Out of the latest “purge” the regime has emerged so covered with infamy that the organs of the world press have begun to speculate seriously whether Stalin has not lost his senses. Too simple a solution for this problem! First it was deemed that Stalin had emerged victorious owing to the exceptional qualities of his intellect. But when the reflexes of the bureaucracy become epileptic in character, those who worshipped the “leader” yesterday begin asking themselves whether he had not gone mad. Both appraisals are false. Stalin is no “genius”. In the proper sense of the term, he is not even intelligent, that is, if by intelligence is meant the ability to view events in their connection and development.

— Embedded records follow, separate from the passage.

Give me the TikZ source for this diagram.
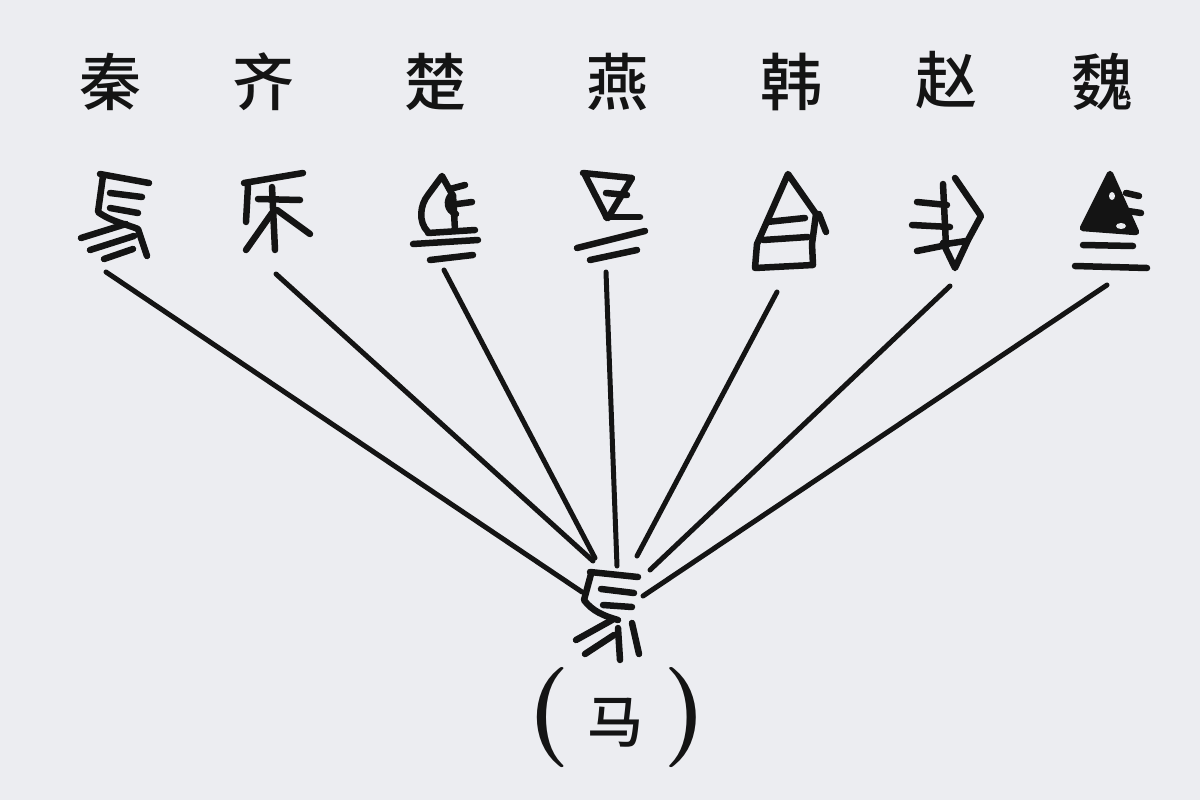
\documentclass[tikz,border=0pt]{standalone}
\usepackage{fontspec}
\newfontfamily\cjk{Noto Sans CJK SC Medium}
\definecolor{bg}{RGB}{236,237,241}
\definecolor{ink}{RGB}{20,20,20}
\tikzset{
  stroke/.style={draw=ink, line width=6.5pt, line cap=round, line join=round},
  connector/.style={draw=ink, line width=5pt, line cap=round},
  state/.style={font=\cjk\fontsize{62}{62}\selectfont, text=ink, inner sep=0pt},
  paren/.style={font=\bfseries\fontsize{100}{100}\selectfont, text=ink, inner sep=0pt},
}
\begin{document}
\begin{tikzpicture}[x=1pt,y=-1pt]
\useasboundingbox (0,0) rectangle (1200,800);
\fill[bg] (0,0) rectangle (1200,800);

% modern names of the states
\node[state] (qin)  at (110,82) {秦};
\node[state] (qi)   at (263,82) {齐};
\node[state] (chu)  at (435,82) {楚};
\node[state] (yan)  at (617,82) {燕};
\node[state] (han)  at (791,82) {韩};
\node[state] (zhao) at (946,80) {赵};
\node[state] (wei)  at (1102,82) {魏};

% glyph 1 (Qin)
\draw[stroke] (100,174) -- (149,183);
\draw[stroke] (103,176) -- (98,212) .. controls (112,222) and (126,224) .. (138,229) -- (147,256);
\draw[stroke] (110,193) -- (142,197);
\draw[stroke] (110,208) -- (138,213);
\draw[stroke] (81,238) -- (126,224);
\draw[stroke] (90,250) -- (134,236);
\draw[stroke] (104,259) -- (133,249);

% glyph 2 (Qi)
\draw[stroke] (244,183) -- (303,173);
\draw[stroke] (248,186) -- (246,222);
\draw[stroke] (258,199) -- (300,200);
\draw[stroke] (272,187) -- (275,250);
\draw[stroke] (272,213) -- (246,250);
\draw[stroke] (277,210) -- (310,234);

% glyph 3 (Chu)
\draw[stroke] (428,232) .. controls (418,222) and (420,205) .. (428,195) -- (442,176) -- (452,194)
  .. controls (446,200) and (446,210) .. (456,214);
\draw[stroke] (450,189) -- (465,185);
\draw[stroke] (450,205) -- (472,202);
\draw[stroke] (453,195) -- (455,230);
\draw[stroke] (428,233) -- (475,230);
\draw[stroke] (413,244) -- (478,240);
\draw[stroke] (430,260) -- (473,255);

% glyph 4 (Yan)
\draw[stroke] (585,175) -- (607,218);
\draw[stroke] (583,173) -- (632,178) -- (608,218);
\draw[stroke] (606,193) -- (627,195);
\draw[stroke] (606,217) -- (640,217);
\draw[stroke] (577,248) -- (645,231);
\draw[stroke] (590,260) -- (637,250);

% glyph 5 (Han)
\draw[stroke] (788,174) -- (757,244) -- (755,268) -- (813,265) -- (812,244) -- (816,214) -- cycle;
\draw[stroke] (767,222) -- (805,218);
\draw[stroke] (763,240) -- (808,237);
\draw[stroke] (819,214) -- (826,232);

% glyph 6 (Zhao)
\draw[stroke] (917,202) -- (947,205);
\draw[stroke] (912,225) -- (950,227);
\draw[stroke] (917,251) -- (947,245);
\draw[stroke] (943,184) -- (946,246);
\draw[stroke] (955,178) -- (981,216) -- (968,240) -- (955,268) -- (943,243);
\draw[stroke] (946,244) -- (966,241);

% glyph 7 (Wei)
\draw[stroke, fill=ink] (1110,174) -- (1083,228) -- (1136,232) -- cycle;
\fill[bg] (1112,196) ellipse (3pt and 4pt);
\fill[bg] (1121,226) ellipse (5pt and 3pt);
\draw[stroke] (1126,193) -- (1139,196);
\draw[stroke] (1128,211) -- (1141,213);
\draw[stroke] (1083,245) -- (1133,246);
\draw[stroke] (1075,266) -- (1147,268);

% central glyph (ma)
\draw[stroke] (590,572) -- (638,577);
\draw[stroke] (591,574) -- (584,600) .. controls (592,611) and (604,616) .. (618,620);
\draw[stroke] (601,589) -- (634,593);
\draw[stroke] (603,605) -- (632,607);
\draw[stroke] (576,640) -- (612,620);
\draw[stroke] (585,654) -- (614,635);
\draw[stroke] (618,628) -- (620,660);
\draw[stroke] (632,623) -- (639,654);

% connectors
\coordinate (s1) at (106,272);  \coordinate (e1) at (582,592);
\coordinate (s2) at (276,274);  \coordinate (e2) at (593,561);
\coordinate (s3) at (444,270);  \coordinate (e3) at (595,558);
\coordinate (s4) at (606,272);  \coordinate (e4) at (617,566);
\coordinate (s5) at (777,292);  \coordinate (e5) at (637,556);
\coordinate (s6) at (950,286);  \coordinate (e6) at (650,570);
\coordinate (s7) at (1107,285); \coordinate (e7) at (643,596);
\foreach \i in {1,...,7} {\draw[connector] (s\i) -- (e\i);}

% (ma)
\node[paren] (lp) at (548,718) {(};
\node[state, font=\cjk\fontsize{56}{56}\selectfont] (ma) at (615,723) {马};
\node[paren] (rp) at (685,718) {)};
\end{tikzpicture}
\end{document}
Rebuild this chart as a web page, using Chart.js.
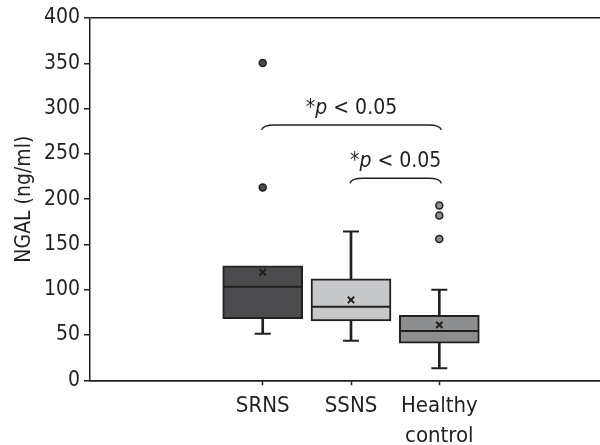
<!DOCTYPE html>
<html>
<head>
<meta charset="utf-8">
<script src="https://cdn.jsdelivr.net/npm/chart.js@4.4.1/dist/chart.umd.min.js"></script>
<style>
  html, body { margin: 0; padding: 0; background: #fff; }
  #wrap { width: 600px; height: 445px; position: relative; }
</style>
</head>
<body>
<div id="wrap"><canvas id="chart1"></canvas></div>
<script>
// box plot values (NGAL, ng/ml)
const categories = ['SRNS', 'SSNS', ['Healthy', 'control']];
const positions = [1, 2, 3];
const whiskerLow = [51.5, 43.8, 13.3];
const q1Values = [68, 65.5, 40.9];
const medianValues = [103.4, 81.3, 54.5];
const q3Values = [126.3, 112, 71.6];
const whiskerHigh = [126.3, 164.2, 100];
const meanValues = [119.3, 88.7, 61.2];
const outlierValues = [[350.3, 212.8], [], [193, 182, 156]];
const yTicks = [0, 50, 100, 150, 200, 250, 300, 350, 400];

// significance brackets: category index from/to, level on the y axis
const braceFrom = [0, 1];
const braceTo = [2, 2];
const braceLevel = [282, 223];
const braceLabel = ['*p < 0.05', '*p < 0.05'];

const FONT = "'Liberation Sans Narrow', 'DejaVu Sans Condensed', 'Liberation Sans', sans-serif";
const boxColors = ['#4b4b4d', '#c7c8ca', '#8d8e90'];
const lineColor = '#231f20';

Chart.defaults.font.family = FONT;
Chart.defaults.color = lineColor;

const bracePlugin = {
    id: 'braces',
    afterDatasetsDraw(chart) {
        const { ctx, scales: { x, y } } = chart;
        ctx.save();
        ctx.strokeStyle = lineColor;
        ctx.fillStyle = lineColor;
        ctx.lineWidth = 1.5;
        braceFrom.forEach((f, i) => {
            const x1 = x.getPixelForValue(positions[f]) - 1;
            const x2 = x.getPixelForValue(positions[braceTo[i]]) + 2;
            const yy = y.getPixelForValue(braceLevel[i]);
            ctx.beginPath();
            ctx.moveTo(x1, yy + 5);
            ctx.quadraticCurveTo(x1 + 1, yy, x1 + 13, yy);
            ctx.lineTo(x2 - 13, yy);
            ctx.quadraticCurveTo(x2 - 1, yy, x2, yy + 5);
            ctx.stroke();

            // label: "*", italic "p", rest
            const txt = braceLabel[i];
            const parts = [[txt[0], ''], [txt[1], 'italic '], [txt.slice(2), '']];
            let total = 0;
            parts.forEach(p => { ctx.font = p[1] + '21px ' + FONT; total += ctx.measureText(p[0]).width; });
            let cx = (x1 + x2) / 2 - total / 2;
            ctx.textBaseline = 'alphabetic';
            ctx.textAlign = 'left';
            parts.forEach(p => {
                ctx.font = p[1] + '21px ' + FONT;
                ctx.fillText(p[0], cx, yy - 11);
                cx += ctx.measureText(p[0]).width;
            });
        });
        ctx.restore();
    }
};

const stems = [];
positions.forEach((p, i) => {
    if (whiskerLow[i] < q1Values[i]) stems.push({ x: p, y: [whiskerLow[i], q1Values[i]] });
    if (whiskerHigh[i] > q3Values[i]) stems.push({ x: p, y: [q3Values[i], whiskerHigh[i]] });
});
const caps = [];
positions.forEach((p, i) => {
    if (whiskerLow[i] < q1Values[i]) caps.push({ x: p, y: whiskerLow[i] });
    if (whiskerHigh[i] > q3Values[i]) caps.push({ x: p, y: whiskerHigh[i] });
});
const outlierPoints = [];
const outlierColors = [];
outlierValues.forEach((arr, i) => arr.forEach(v => {
    outlierPoints.push({ x: positions[i], y: v });
    outlierColors.push(boxColors[i]);
}));

const ctx = document.getElementById('chart1');
const chart = new Chart(ctx, {
    type: 'bar',
    data: {
        datasets: [
            {
                label: 'box',
                data: positions.map((p, i) => ({ x: p, y: [q1Values[i], q3Values[i]] })),
                backgroundColor: boxColors,
                borderColor: lineColor,
                borderWidth: 2,
                borderSkipped: false,
                barThickness: 80,
                grouped: false,
                order: 5
            },
            {
                label: 'whisker',
                data: stems,
                backgroundColor: lineColor,
                borderWidth: 0,
                barThickness: 2,
                grouped: false,
                order: 6
            },
            {
                type: 'scatter',
                label: 'caps',
                data: caps,
                pointStyle: 'line',
                pointRadius: 8,
                pointBorderWidth: 2,
                pointBorderColor: lineColor,
                order: 1
            },
            {
                type: 'scatter',
                label: 'median',
                data: positions.map((p, i) => ({ x: p, y: medianValues[i] })),
                pointStyle: 'line',
                pointRadius: 39,
                pointBorderWidth: 2,
                pointBorderColor: lineColor,
                order: 0
            },
            {
                type: 'scatter',
                label: 'mean',
                data: positions.map((p, i) => ({ x: p, y: meanValues[i] })),
                pointStyle: 'crossRot',
                pointRadius: 4.5,
                pointBorderWidth: 2,
                pointBorderColor: lineColor,
                order: 0
            },
            {
                type: 'scatter',
                label: 'outliers',
                data: outlierPoints,
                pointStyle: 'circle',
                pointRadius: 3.5,
                pointBorderWidth: 1.5,
                pointBorderColor: lineColor,
                pointBackgroundColor: outlierColors,
                order: 0
            }
        ]
    },
    options: {
        responsive: true,
        maintainAspectRatio: false,
        animation: false,
        events: [],
        layout: { autoPadding: false, padding: { top: 18, left: 0, right: 0, bottom: 0 } },
        plugins: {
            legend: { display: false },
            tooltip: { enabled: false }
        },
        scales: {
            x: {
                type: 'linear',
                offset: false,
                min: -0.956,
                max: 4.82,
                afterBuildTicks: s => { s.ticks = positions.map(v => ({ value: v })); },
                afterFit: s => { s.height = 64.7; },
                grid: { offset: false, drawOnChartArea: false, tickLength: 5, tickColor: lineColor, tickWidth: 1.5 },
                border: { color: lineColor, width: 1.5 },
                ticks: {
                    callback: (v, i) => categories[i],
                    font: { size: 22, lineHeight: 1.35 },
                    padding: 6,
                    maxRotation: 0,
                    autoSkip: false
                }
            },
            y: {
                min: 0,
                max: 400,
                afterBuildTicks: s => { s.ticks = yTicks.map(v => ({ value: v })); },
                afterFit: s => { s.width = 90; },
                grid: {
                    color: c => (c.tick && (c.tick.value === 0 || c.tick.value === 400)) ? lineColor : 'rgba(0,0,0,0)',
                    tickColor: lineColor,
                    tickLength: 6,
                    lineWidth: 1.5
                },
                border: { color: lineColor, width: 1.5 },
                ticks: { font: { size: 21 }, padding: 4 },
                title: {
                    display: true,
                    text: 'NGAL (ng/ml)',
                    font: { size: 21 },
                    padding: { top: 12, bottom: 0 }
                }
            }
        }
    },
    plugins: [bracePlugin]
});
</script>
</body>
</html>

But neither is Stalin a madman. He was carried to the top by the wave of Thermidor. He came to believe that the source of his power lay in himself. But the caste of parvenus, who had proclaimed him genius, disintegrated and corroded within a short space of time. The land of the October revolution is in urgent need of a different political regime. The position of the ruling clique leaves no more room for any rational politics. “Insanity” is located not in Stalin but in the regime which has completely drained itself. This explanation, however, does not contain even a hint of any moral justification of Stalin. He will depart from the scene as the most tarnished figure in mankind’s history.